Evidence of Conduct and Intention
The court highlighted the importance of each party's conduct following the execution of the contract as indicative of their intentions and understanding. It was established that the defendants-appellants continued to make monthly payments for an additional year after the initial contract term without a formal agreement, which suggested their acceptance of the contract's terms. The court explained that this ongoing conduct demonstrated a mutual understanding of the contractual obligations, despite the absence of a new written agreement. Moreover, the court considered how both parties acted in relation to the alleged defects in the property, which further illustrated their respective interpretations of the contract. The evidence presented regarding attempts to rectify defects and the subsequent actions of both parties were crucial in determining the intent behind the contract's ambiguous provisions.
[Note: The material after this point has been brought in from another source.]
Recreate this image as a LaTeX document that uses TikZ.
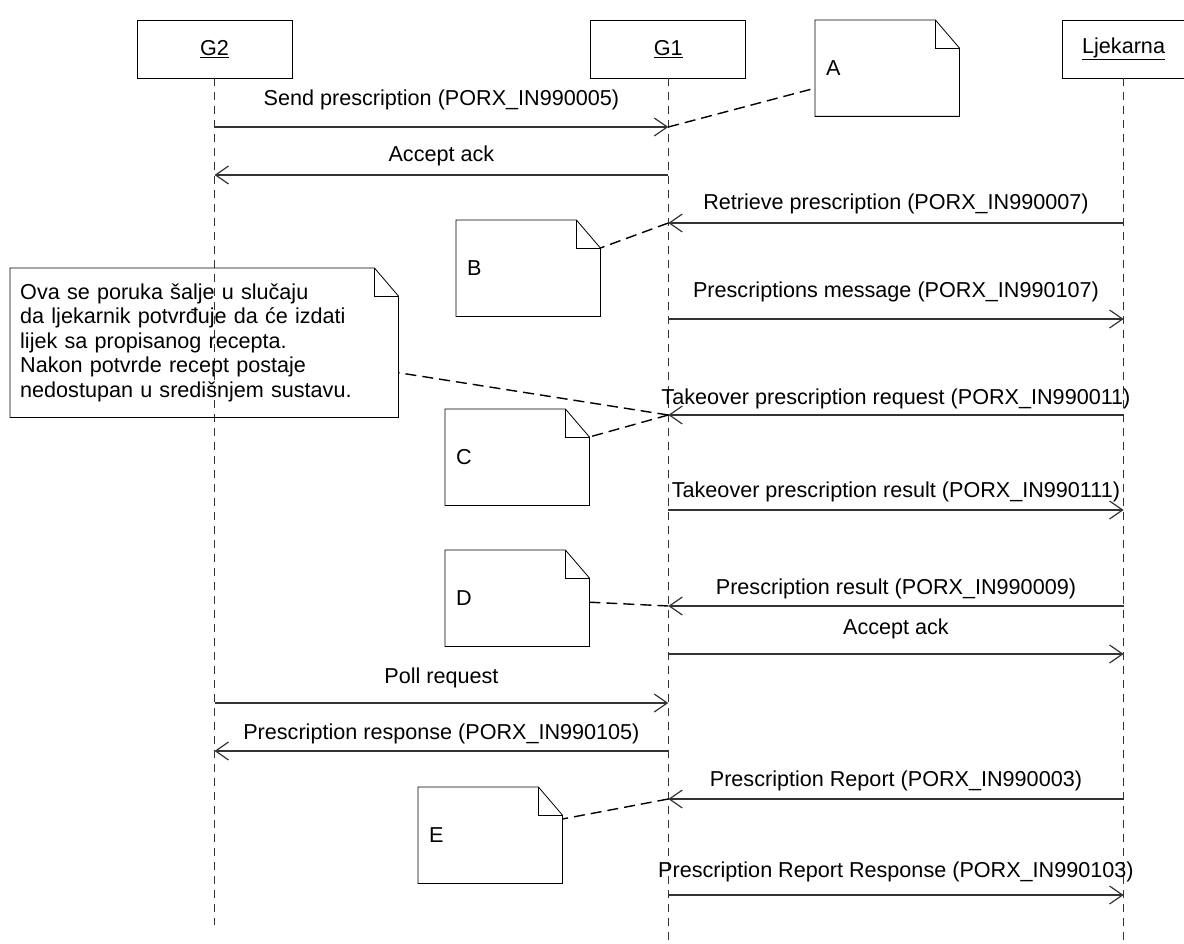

Trial Court's Role in Weighing Evidence
The court reiterated that it is the trial court's responsibility to weigh the evidence presented during the trial, especially when there is a conflict in the evidence. The appellate court refrained from re-evaluating the evidence or making determinations about credibility, as it is not within its jurisdiction to do so. Instead, the court relied on the trial court's findings, stating that the trial judge was in the best position to assess the evidence firsthand. This deference to the trial court is rooted in the principle that the trial judges have the opportunity to observe the demeanor of witnesses and the nuances of the case as presented. Consequently, the appellate court affirmed the trial court's judgment based on the evidence it considered credible and sufficient to support its conclusions.
Adjustment of Damages
The court acknowledged a discrepancy in the trial court's calculation of damages, specifically the awarded amount of $2,050, which it found inconsistent with the evidence. After evaluating the timeline of payments, the court calculated that the correct damages owed should amount to $1,990 based on the payments due from the defendants-appellants. The court clarified that this adjustment was necessary to align the judgment with the evidence surrounding the contractual obligations, ensuring fairness in the outcome. While the court affirmed the overall judgment in favor of the plaintiffs-appellees, it mandated a modification of the damages awarded to reflect the accurate amount based on the contractual terms. This adjustment exemplifies the court's commitment to ensuring that judgments accurately represent the parties' obligations under the contract.